193 views Asked by At

I've been using TFX for several projects now and have found that debuging tf.transform to be extremely challenging. My first few pipelines were composed in Airflow, which required me to commit code, push to Airflow, run Dag to get feedback on code. This was pretty terrible as it put at least a 2 minute delay in the iterative development loop. Using tfx within the notebooks provided in the example helps significantly, as it cuts that down to about a minute.

If code works, you can use code like this to dig into the resulting protobuf to get output

%%skip_for_export
import tensorflow as tf

train_transform_uri = os.path.join(transform.outputs['transformed_examples'].get()[0].uri, 'train')

# Get the list of files in this directory (all compressed TFRecord files)
tfrecord_filenames = [os.path.join(train_transform_uri, name)
                      for name in os.listdir(train_transform_uri)]

# Create a `TFRecordDataset` to read these files
dataset = tf.data.TFRecordDataset(tfrecord_filenames, compression_type="GZIP")

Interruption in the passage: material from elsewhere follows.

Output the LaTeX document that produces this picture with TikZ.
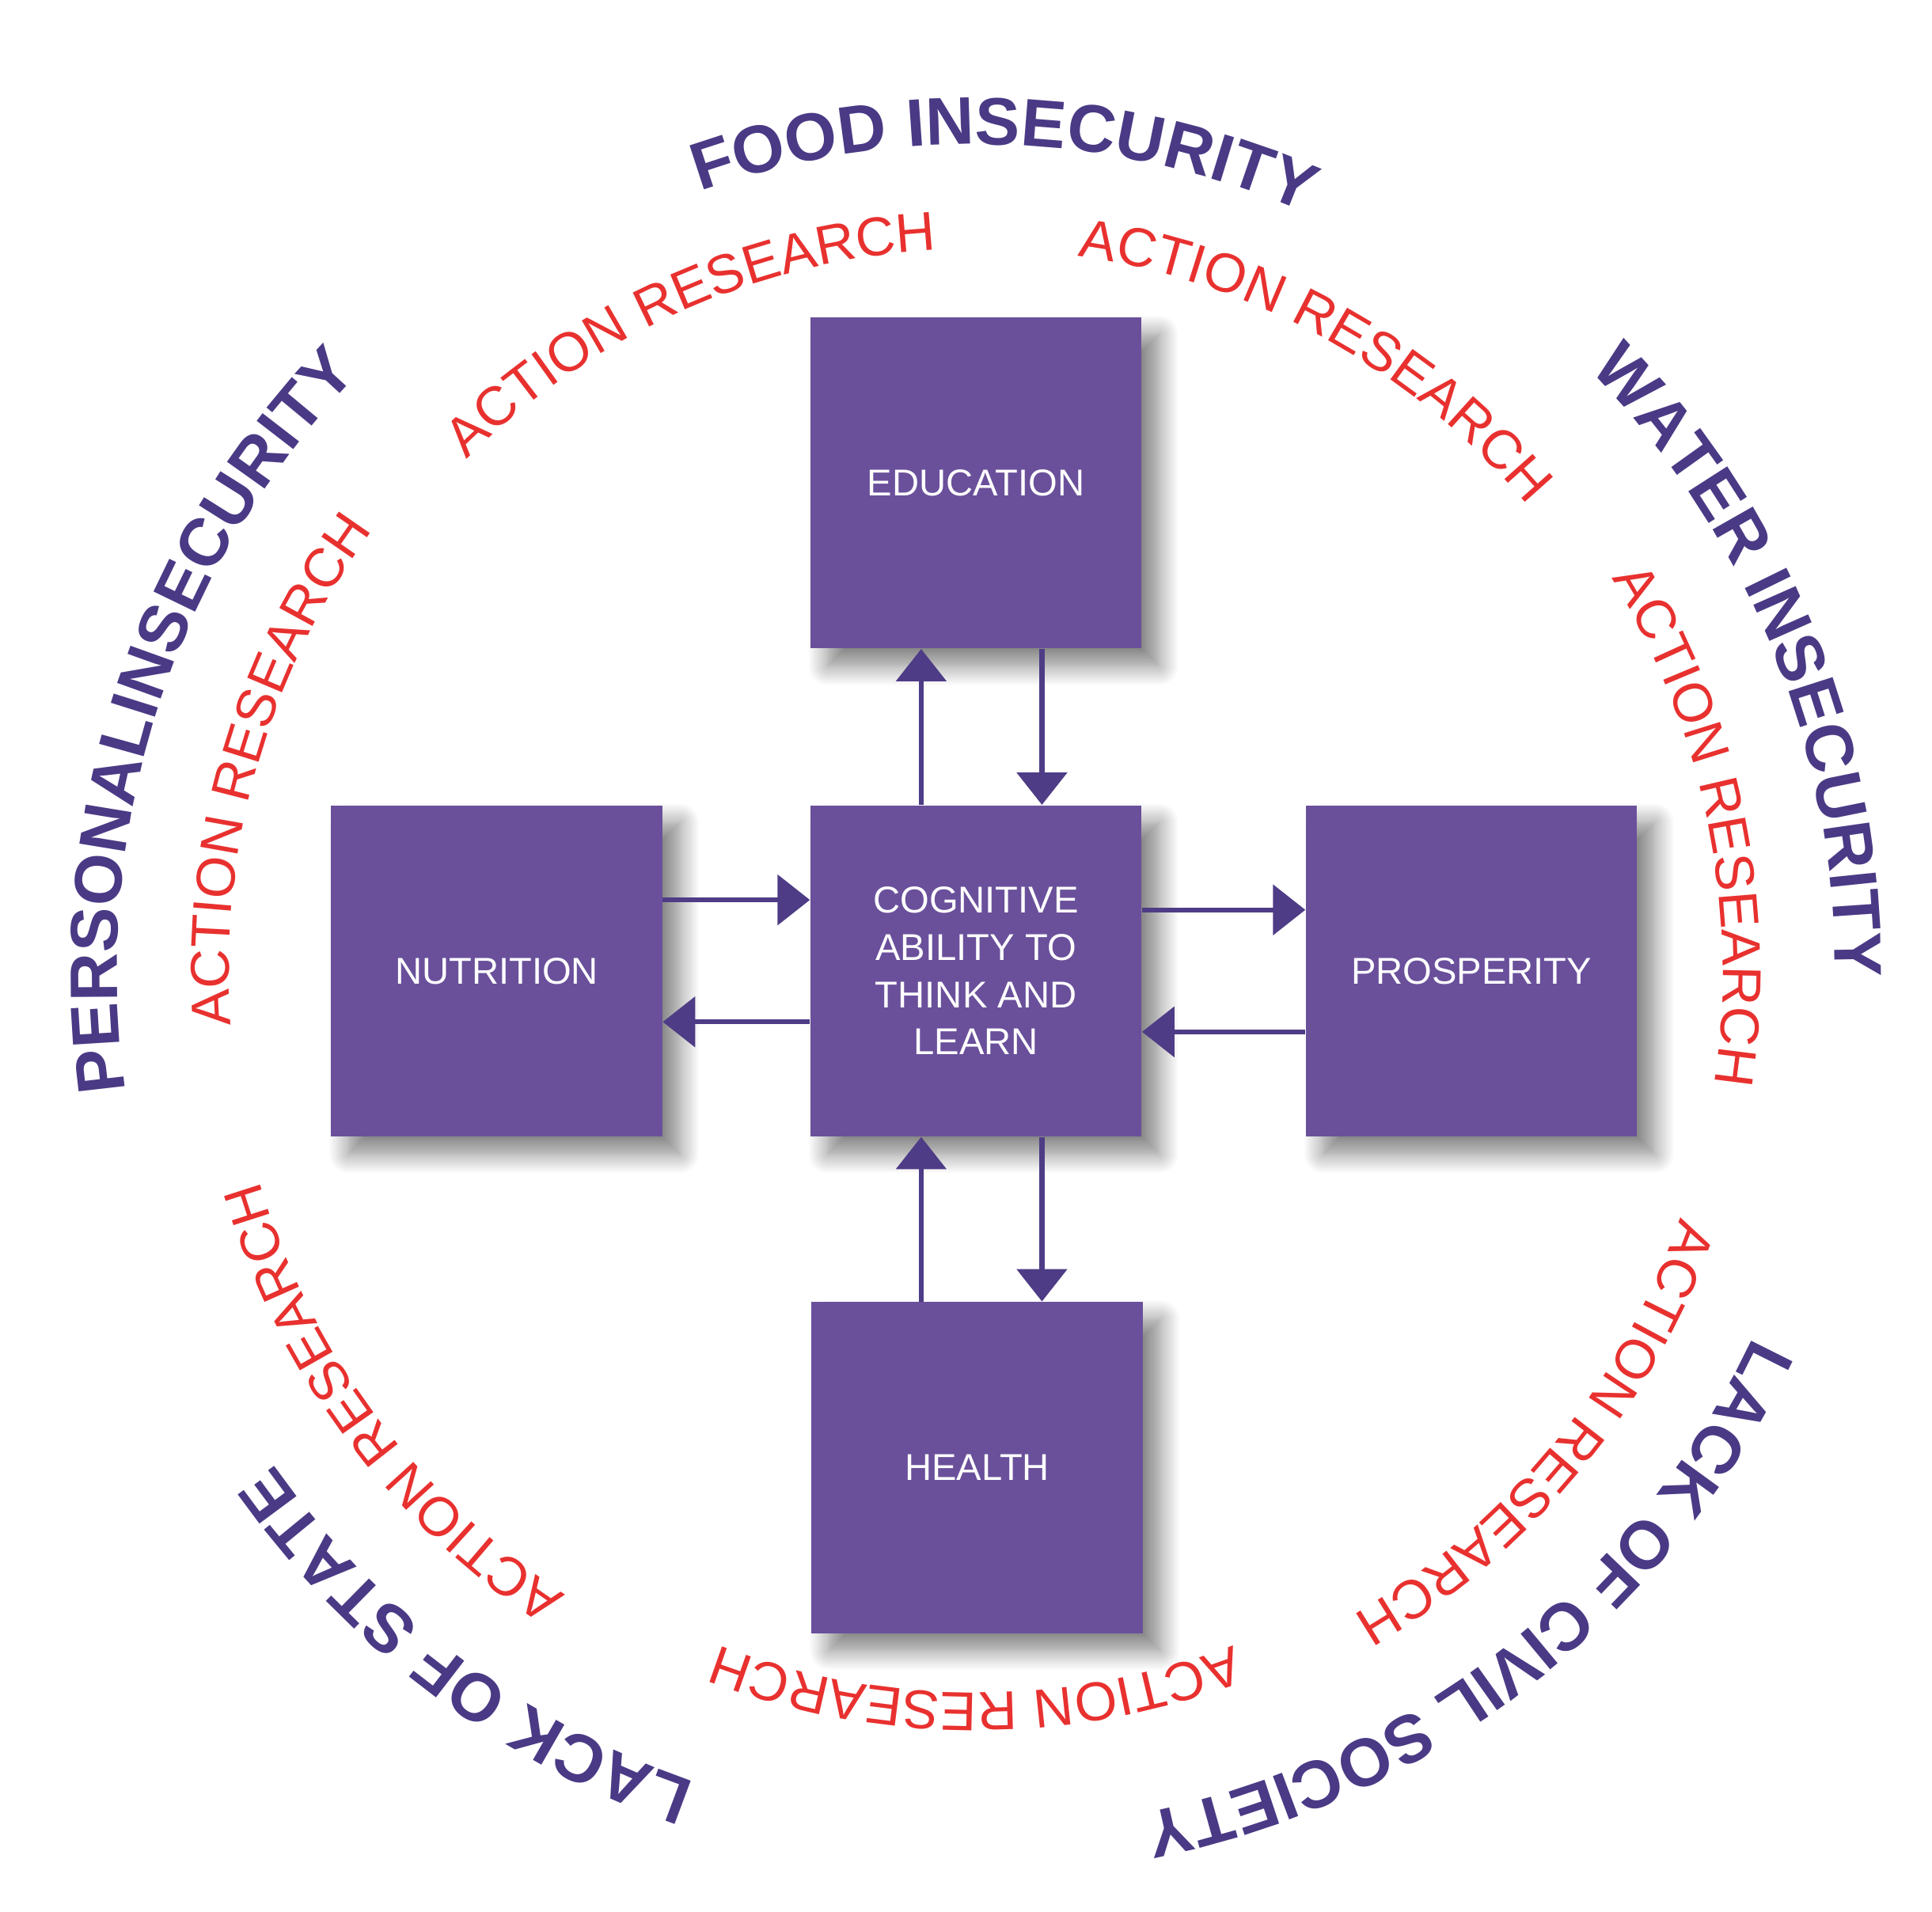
\documentclass[tikz,border=0pt]{standalone}
\usepackage{fontspec}
\setmainfont{Liberation Sans}
\usetikzlibrary{shadows.blur,arrows.meta,decorations.text}
\definecolor{boxc}{HTML}{6A509B}
\definecolor{arrc}{HTML}{4E3C86}
\definecolor{outc}{HTML}{4A3A85}
\definecolor{redc}{HTML}{E8312F}
\tikzset{
  bx/.style={fill=boxc,minimum width=133pt,minimum height=133pt,inner sep=0pt,text=white,font=\fontsize{15}{19}\selectfont,align=center,blur shadow={shadow xshift=7pt,shadow yshift=-7pt,shadow blur steps=14,shadow blur radius=8pt,shadow opacity=50}},
  arr/.style={draw=arrc,line width=2pt,-{Triangle[width=20pt,length=13pt]}},
}
\newcommand{\arclabel}[5]{% a1 a2 r text style
  \path[decorate,decoration={text along path,text align=center,text={|#5|#4}}]
    (784,756) ++(#1:#3pt) arc[start angle=#1,end angle=#2,radius=#3pt];}
\begin{document}
\begin{tikzpicture}[x=0.5pt,y=0.5pt]
\useasboundingbox (0,0) rectangle (1552,1536);
\node[bx] (edu) at (784,1148) {EDUCATION};
\node[bx] (cent) at (784,756) {COGNITIVE\\ABILITY TO\\THINK AND\\LEARN};
\node[bx] (nut) at (399,756) {NUTRITION};
\node[bx] (pros) at (1182,756) {PROSPERITY};
\node[bx] (hea) at (785,357) {HEALTH};
\coordinate (xa) at (740,0);
\coordinate (xb) at (837,0);
\coordinate (y1) at (0,813);
\coordinate (y2) at (0,715);
\coordinate (y3) at (0,805);
\coordinate (y4) at (0,707);
\draw[arr] (cent.north -| xa) -- (edu.south -| xa);
\draw[arr] (edu.south -| xb) -- (cent.north -| xb);
\draw[arr] (hea.north -| xa) -- (cent.south -| xa);
\draw[arr] (cent.south -| xb) -- (hea.north -| xb);
\draw[arr] (nut.east |- y1) -- (cent.west |- y1);
\draw[arr] (cent.west |- y2) -- (nut.east |- y2);
\draw[arr] (cent.east |- y3) -- (pros.west |- y3);
\draw[arr] (pros.west |- y4) -- (cent.east |- y4);
\def\ob{\color{outc}\bfseries\fontsize{27}{27}\selectfont}
\def\rd{\color{redc}\fontsize{22}{22}\selectfont}
\arclabel{112}{64}{332}{FOOD INSECURITY}{\ob}
\arclabel{48}{-4}{345}{WATER INSECURITY}{\ob}
\arclabel{-22}{-82}{345}{LACK OF CIVIL SOCIETY}{\ob}
\arclabel{-106}{-148}{345}{LACK OF STATE}{\ob}
\arclabel{192}{132}{345}{PERSONALINSECURITY}{\ob}
\arclabel{138}{90}{290}{ACTION RESEARCH}{\rd}
\arclabel{85}{37}{290}{ACTION RESEARCH}{\rd}
\arclabel{35}{-12}{300}{ACTION RESEARCH}{\rd}
\arclabel{-16}{-63}{300}{ACTION RESEARCH}{\rd}
\arclabel{-66}{-114}{290}{ACTION RESEARCH}{\rd}
\arclabel{-119}{-168}{300}{ACTION RESEARCH}{\rd}
\arclabel{188}{140}{300}{ACTION RESEARCH}{\rd}
\end{tikzpicture}
\end{document}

# Iterate over the first few tfrecords and decode them.
for tfrecord in dataset.take(5):
    serialized_example = tfrecord.numpy()
    example = tf.train.Example()
    example.ParseFromString(serialized_example)
    pprint.pprint(example)

Are there any other methods that folks are using to deal with this pain? Am i going about things wrong? I definitely see the benefit of using Transform to avoid training/serving skew pain, but i feel like the pain of Transform may actually be worse...

1

There are 1 answers

1
Brzoskwinia On

I came across this question while looking for solution to exactly the same problem. It's been two weeks since I started my research and I still haven't found anything better than printing decoded examples. So the answer to "Are there any other methods" question is: most likely not.